▶ _Data excerpt_:
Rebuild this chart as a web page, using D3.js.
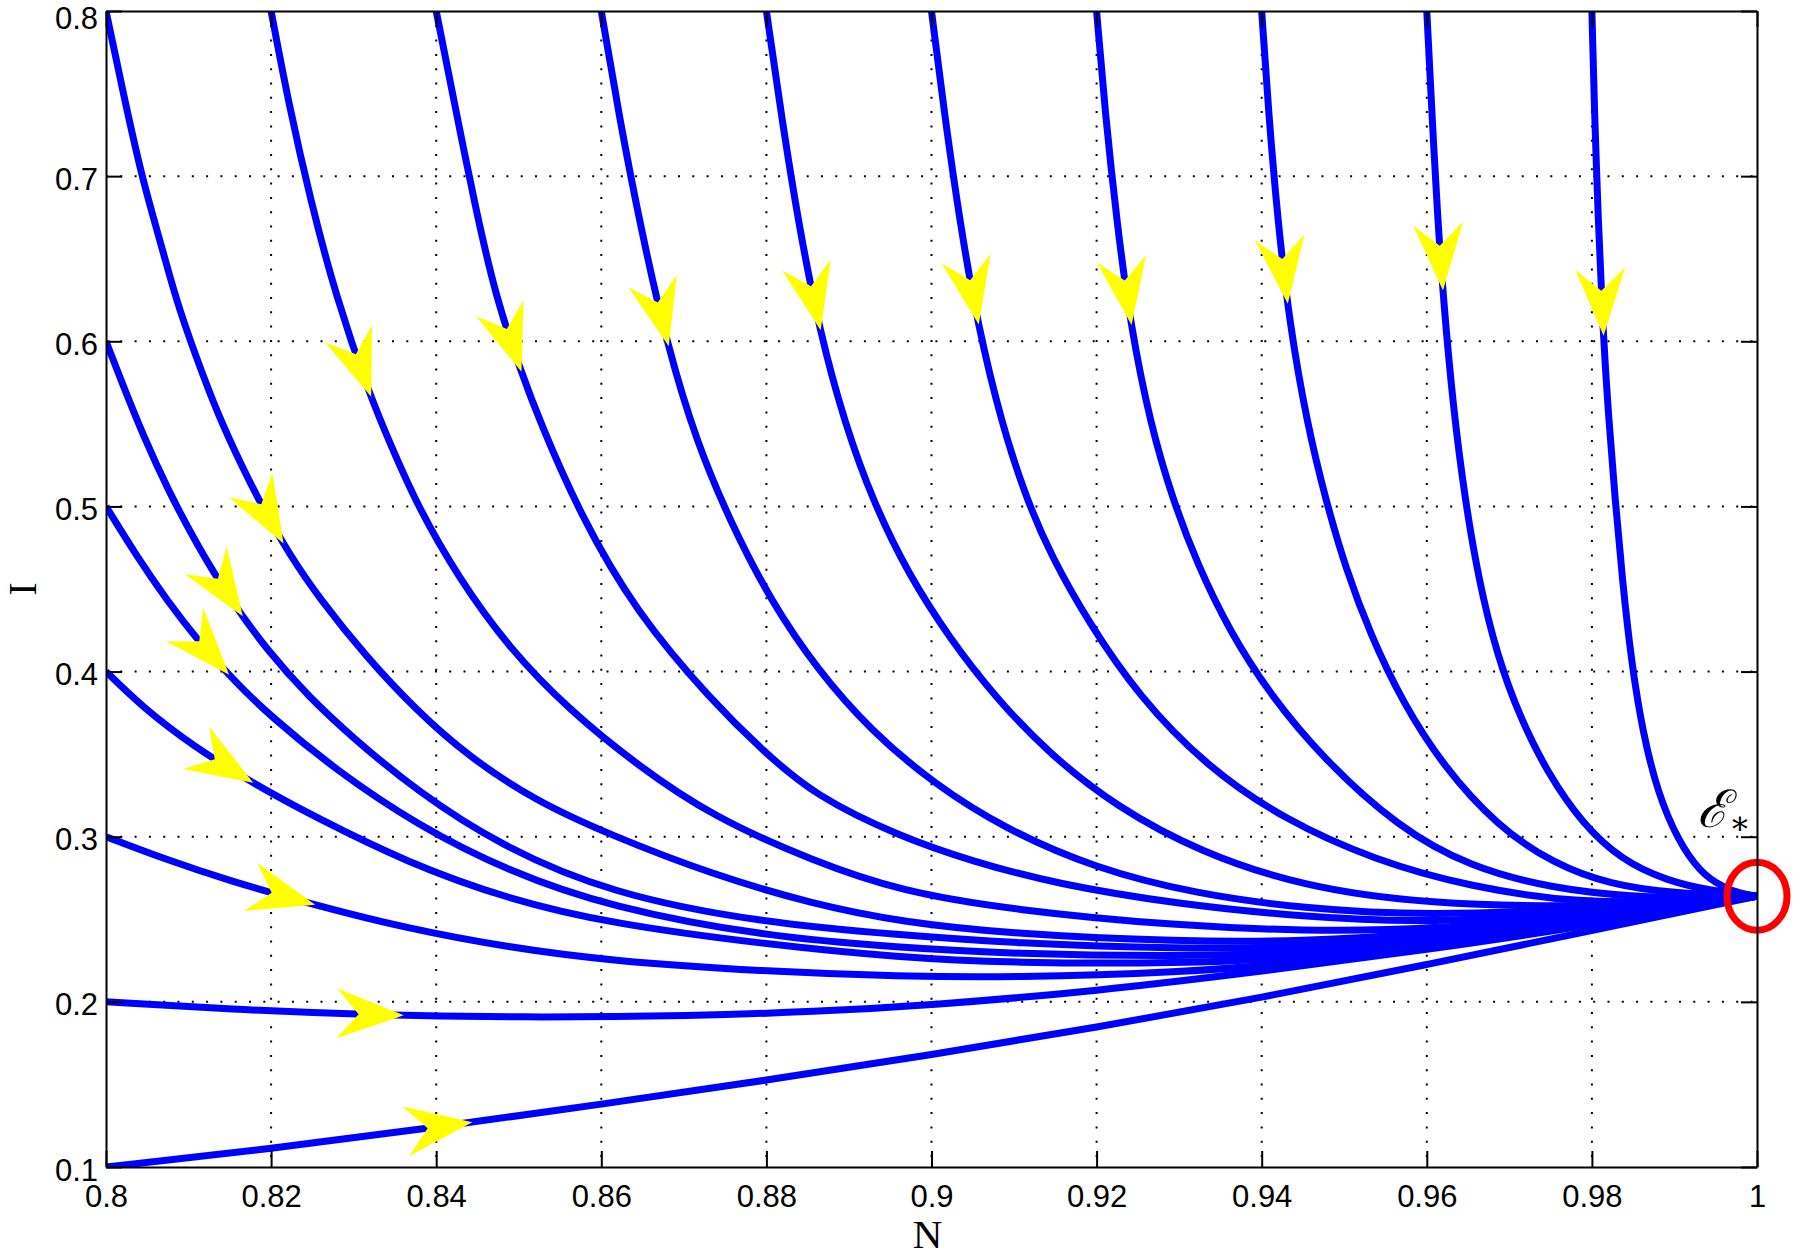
<!DOCTYPE html>
<html>
<head>
<meta charset="utf-8">
<script src="https://cdn.jsdelivr.net/npm/d3@7"></script>
<style>
  body { margin: 0; background: #fff; }
</style>
</head>
<body>
<div id="chart"></div>
<script>
// axis ticks
const xTicks = [0.8, 0.82, 0.84, 0.86, 0.88, 0.9, 0.92, 0.94, 0.96, 0.98, 1];
const yTicks = [0.1, 0.2, 0.3, 0.4, 0.5, 0.6, 0.7, 0.8];
const xTickLabels = ["0.8", "0.82", "0.84", "0.86", "0.88", "0.9", "0.92", "0.94", "0.96", "0.98", "1"];
const yTickLabels = ["0.1", "0.2", "0.3", "0.4", "0.5", "0.6", "0.7", "0.8"];

// trajectories, [N, I] pairs
// starting on the left edge (N = 0.8)
const trajL01 = [[0.80,0.100],[0.82,0.111],[0.84,0.124],[0.86,0.138],[0.88,0.1525],[0.90,0.168],[0.92,0.1845],[0.94,0.2025],[0.96,0.2225],[0.98,0.2432],[0.99,0.2536],[1.00,0.264]];
const trajL02 = [[0.80,0.200],[0.815,0.1955],[0.832,0.192],[0.850,0.1905],[0.8715,0.1915],[0.8856,0.194],[0.90,0.198],[0.92,0.2065],[0.94,0.2185],[0.96,0.2315],[0.98,0.2465],[0.99,0.2555],[1.00,0.264]];
const trajL03 = [[0.80,0.300],[0.8068,0.287],[0.8148,0.2735],[0.8253,0.2586],[0.8364,0.2445],[0.8488,0.2329],[0.8611,0.2248],[0.8796,0.2185],[0.8962,0.2155],[0.91,0.2148],[0.93,0.2178],[0.945,0.2235],[0.96,0.2335],[0.98,0.248],[0.99,0.2558],[1.00,0.264]];
const trajL04 = [[0.80,0.400],[0.8043,0.379],[0.8105,0.355],[0.8179,0.332],[0.8253,0.312],[0.8364,0.2845],[0.8488,0.262],[0.8611,0.2475],[0.8796,0.235],[0.8962,0.2268],[0.91,0.2235],[0.93,0.2232],[0.945,0.2265],[0.96,0.2355],[0.98,0.249],[0.99,0.2563],[1.00,0.264]];
const trajL05 = [[0.80,0.500],[0.8037,0.470],[0.8074,0.443],[0.8111,0.419],[0.8154,0.395],[0.8198,0.3735],[0.8278,0.3405],[0.8377,0.307],[0.8488,0.2789],[0.8611,0.2573],[0.8796,0.2397],[0.8962,0.2329],[0.91,0.229],[0.93,0.2275],[0.945,0.2295],[0.96,0.2372],[0.98,0.250],[0.99,0.2568],[1.00,0.264]];
const trajL06 = [[0.80,0.600],[0.802,0.574],[0.8045,0.543],[0.8075,0.510],[0.811,0.477],[0.815,0.444],[0.8195,0.413],[0.8245,0.385],[0.8302,0.3585],[0.8377,0.3276],[0.8475,0.2952],[0.8611,0.2654],[0.8796,0.2478],[0.8962,0.2405],[0.91,0.2355],[0.93,0.232],[0.945,0.233],[0.96,0.239],[0.98,0.251],[0.99,0.2573],[1.00,0.264]];
const trajL08 = [[0.80,0.800],[0.8021,0.750],[0.8043,0.700],[0.8066,0.660],[0.8085,0.625],[0.8108,0.592],[0.8136,0.555],[0.8164,0.525],[0.8188,0.501],[0.8222,0.471],[0.8259,0.444],[0.8315,0.409],[0.8377,0.376],[0.8438,0.349],[0.8519,0.322],[0.8611,0.301],[0.8735,0.277],[0.8858,0.259],[0.8962,0.2485],[0.91,0.241],[0.93,0.2365],[0.945,0.2365],[0.96,0.241],[0.98,0.252],[0.99,0.2578],[1.00,0.264]];
// starting on the top edge (I = 0.8)
const trajT082 = [[0.82,0.800],[0.8222,0.742],[0.8248,0.685],[0.8278,0.628],[0.8318,0.5692],[0.8346,0.5359],[0.8377,0.5007],[0.8426,0.4575],[0.8488,0.4142],[0.8562,0.3763],[0.8642,0.3439],[0.8735,0.312],[0.8858,0.285],[0.8962,0.267],[0.91,0.2555],[0.93,0.246],[0.945,0.243],[0.96,0.2435],[0.98,0.253],[0.99,0.2583],[1.00,0.264]];
const trajT084 = [[0.84,0.800],[0.8423,0.742],[0.8447,0.682],[0.8473,0.625],[0.8503,0.5815],[0.8525,0.5521],[0.8574,0.4953],[0.8642,0.4358],[0.8735,0.3817],[0.8796,0.352],[0.8858,0.325],[0.8962,0.300],[0.905,0.285],[0.915,0.2715],[0.93,0.259],[0.945,0.2515],[0.96,0.2475],[0.98,0.2545],[0.99,0.259],[1.00,0.264]];
const trajT086 = [[0.86,0.800],[0.8622,0.735],[0.8648,0.668],[0.8680,0.597],[0.8716,0.538],[0.8757,0.490],[0.8805,0.443],[0.8862,0.401],[0.8927,0.364],[0.9003,0.332],[0.9088,0.305],[0.9197,0.281],[0.9319,0.2655],[0.945,0.2565],[0.96,0.252],[0.98,0.2565],[0.99,0.260],[1.00,0.264]];
const trajT088 = [[0.88,0.800],[0.8818,0.737],[0.8840,0.668],[0.8865,0.605],[0.8895,0.550],[0.8930,0.502],[0.8972,0.459],[0.9022,0.420],[0.9078,0.384],[0.9143,0.350],[0.9224,0.318],[0.9326,0.2905],[0.9448,0.2700],[0.96,0.2590],[0.98,0.2575],[0.99,0.2605],[1.00,0.264]];
const trajT090 = [[0.90,0.800],[0.9015,0.740],[0.9035,0.670],[0.9056,0.610],[0.9085,0.550],[0.9115,0.5045],[0.9145,0.470],[0.919,0.430],[0.9251,0.385],[0.9333,0.3425],[0.9428,0.3101],[0.9537,0.2858],[0.9652,0.2696],[0.9788,0.2595],[0.99,0.2612],[1.00,0.264]];
const trajT092 = [[0.92,0.800],[0.921,0.740],[0.9225,0.670],[0.9241,0.610],[0.9265,0.550],[0.9292,0.5045],[0.9322,0.465],[0.9360,0.4255],[0.9410,0.386],[0.9475,0.347],[0.9564,0.3061],[0.9652,0.2815],[0.9754,0.2685],[0.985,0.2635],[0.993,0.2632],[1.00,0.264]];
const trajT094 = [[0.94,0.800],[0.9408,0.740],[0.942,0.670],[0.9434,0.610],[0.9455,0.550],[0.9478,0.503],[0.9502,0.462],[0.9532,0.422],[0.9570,0.382],[0.9620,0.3425],[0.9686,0.3061],[0.9754,0.2835],[0.9822,0.271],[0.99,0.2655],[1.00,0.264]];
const trajT096 = [[0.96,0.800],[0.9606,0.740],[0.9613,0.675],[0.9621,0.620],[0.9632,0.560],[0.9646,0.505],[0.9663,0.455],[0.9685,0.410],[0.9713,0.372],[0.9747,0.338],[0.9788,0.3081],[0.9836,0.2858],[0.989,0.2735],[0.9944,0.2672],[1.00,0.264]];
const trajT098 = [[0.98,0.800],[0.9803,0.740],[0.9808,0.670],[0.9813,0.610],[0.9820,0.555],[0.9828,0.505],[0.9837,0.455],[0.9848,0.405],[0.9862,0.362],[0.988,0.3263],[0.9904,0.298],[0.9931,0.2785],[0.9958,0.2695],[0.998,0.2655],[1.00,0.264]];

const trajectories = [trajL01, trajL02, trajL03, trajL04, trajL05, trajL06, trajL08,
  trajT082, trajT084, trajT086, trajT088, trajT090, trajT092, trajT094, trajT096, trajT098];

// arrow tips [N, I], same order as trajectories
const arrowTips = [[0.8444,0.126],[0.8361,0.191],[0.8253,0.2586],[0.8179,0.333],[0.8154,0.4007],[0.8173,0.4358],[0.8207,0.475],
  [0.8322,0.5664],[0.8503,0.5815],[0.868,0.597],[0.8863,0.6065],[0.9056,0.610],[0.9241,0.610],[0.9434,0.6227],[0.9621,0.631],[0.9811,0.603]];

// equilibrium point E*
const equilibrium = [1.0, 0.264];
const eqLabel = "\u2130";
const eqSub = "\u2217";

const W = 1820, H = 1258;
const margin = {top: 11, right: 63, bottom: 91, left: 106};
const width = W - margin.left - margin.right;
const height = H - margin.top - margin.bottom;

const svg = d3.select("#chart").append("svg")
    .attr("width", W)
    .attr("height", H);

const chart = svg.append("g")
    .attr("transform", `translate(${margin.left},${margin.top})`);

const xScale = d3.scaleLinear().domain([0.8, 1]).range([0, width]);
const yScale = d3.scaleLinear().domain([0.1, 0.8]).range([height, 0]);

svg.append("defs").append("clipPath").attr("id", "clip")
  .append("rect").attr("width", width).attr("height", height);

// dotted grid
const grid = chart.append("g").attr("class", "grid");
grid.selectAll(".gx").data(xTicks.slice(1, -1)).enter().append("line")
    .attr("x1", d => xScale(d)).attr("x2", d => xScale(d))
    .attr("y1", 0).attr("y2", height);
grid.selectAll(".gy").data(yTicks.slice(1, -1)).enter().append("line")
    .attr("y1", d => yScale(d)).attr("y2", d => yScale(d))
    .attr("x1", 0).attr("x2", width);
grid.selectAll("line")
    .attr("stroke", "#000")
    .attr("stroke-width", 2)
    .attr("stroke-dasharray", "2,12.3");

// trajectories (B-spline through the read points, smooths reading noise)
const line = d3.line()
    .x(d => xScale(d[0]))
    .y(d => yScale(d[1]))
    .curve(d3.curveBasis);

const curves = chart.append("g").attr("clip-path", "url(#clip)");
const paths = curves.selectAll(".traj")
    .data(trajectories)
    .enter().append("path")
    .attr("class", "traj")
    .attr("d", line)
    .attr("fill", "none")
    .attr("stroke", "#0000ff")
    .attr("stroke-width", 7)
    .attr("stroke-linejoin", "round");

// yellow arrowheads, sitting on each trajectory
const arrowShape = [[0, 0], [-67, -25], [-45, 0], [-67, 25]];
const arrows = chart.append("g");
paths.each(function(d, i) {
    const node = this;
    const total = node.getTotalLength();
    const tx = xScale(arrowTips[i][0]), ty = yScale(arrowTips[i][1]);
    let best = 0, bestDist = Infinity;
    for (let s = 0; s <= total; s += 1) {
        const p = node.getPointAtLength(s);
        const dd = (p.x - tx) ** 2 + (p.y - ty) ** 2;
        if (dd < bestDist) { bestDist = dd; best = s; }
    }
    const tip = node.getPointAtLength(best);
    const back = node.getPointAtLength(Math.max(0, best - 45));
    const ang = Math.atan2(tip.y - back.y, tip.x - back.x) * 180 / Math.PI;
    arrows.append("polygon")
        .attr("points", arrowShape.map(p => p.join(",")).join(" "))
        .attr("transform", `translate(${tip.x},${tip.y}) rotate(${ang})`)
        .attr("fill", "#ffff00");
});

// red ring at the equilibrium
chart.append("ellipse")
    .attr("cx", xScale(equilibrium[0]))
    .attr("cy", yScale(equilibrium[1]))
    .attr("rx", 30)
    .attr("ry", 34)
    .attr("fill", "none")
    .attr("stroke", "#ff0000")
    .attr("stroke-width", 7);

const eqText = chart.append("text")
    .attr("x", xScale(equilibrium[0]) - 60)
    .attr("y", yScale(equilibrium[1]) - 69)
    .attr("font-family", "DejaVu Serif, serif")
    .attr("font-style", "italic")
    .attr("font-size", 52)
    .text(eqLabel);
eqText.append("tspan")
    .attr("dx", 1)
    .attr("dy", 7)
    .attr("font-size", 32)
    .attr("font-style", "normal")
    .text(eqSub);

// axes, ticks pointing inward on all four sides
const fontTick = "Liberation Sans, Arial, sans-serif";
const xAxis = d3.axisBottom(xScale).tickValues(xTicks)
    .tickFormat((d, i) => xTickLabels[i]).tickSizeInner(-16).tickSizeOuter(0).tickPadding(18);
const yAxis = d3.axisLeft(yScale).tickValues(yTicks)
    .tickFormat((d, i) => yTickLabels[i]).tickSizeInner(-16).tickSizeOuter(0).tickPadding(8);
const xTop = d3.axisTop(xScale).tickValues(xTicks).tickFormat("").tickSizeInner(-16).tickSizeOuter(0);
const yRight = d3.axisRight(yScale).tickValues(yTicks).tickFormat("").tickSizeInner(-16).tickSizeOuter(0);

chart.append("g").attr("class", "x axis")
    .attr("transform", `translate(0,${height})`).call(xAxis);
chart.append("g").attr("class", "y axis").call(yAxis);
chart.append("g").attr("class", "x axis top").call(xTop);
chart.append("g").attr("class", "y axis right")
    .attr("transform", `translate(${width},0)`).call(yRight);

chart.selectAll(".axis path, .axis line")
    .attr("stroke", "#000")
    .attr("stroke-width", 2);
chart.selectAll(".axis text")
    .attr("fill", "#000")
    .attr("font-family", fontTick)
    .attr("font-size", 31);
chart.selectAll(".y.axis text").attr("dy", "0.42em");
// keep the top label inside the page
chart.selectAll(".y.axis .tick").filter(d => d === 0.8).select("text").attr("dy", "0.55em");

// axis titles
svg.append("text")
    .attr("x", margin.left + xScale(0.9) - 4)
    .attr("y", 1248)
    .attr("text-anchor", "middle")
    .attr("font-family", "Liberation Serif, Times New Roman, serif")
    .attr("font-size", 41)
    .text("N");

svg.append("text")
    .attr("transform", `translate(36,${margin.top + height / 2}) rotate(-90)`)
    .attr("text-anchor", "middle")
    .attr("font-family", "Liberation Serif, Times New Roman, serif")
    .attr("font-size", 40)
    .text("I");
</script>
</body>
</html>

▶ _Task instructions_: Each line in the material either holds the string "page" or does not. State how many do, and nothing else.

▶ _Finished exercise_: 2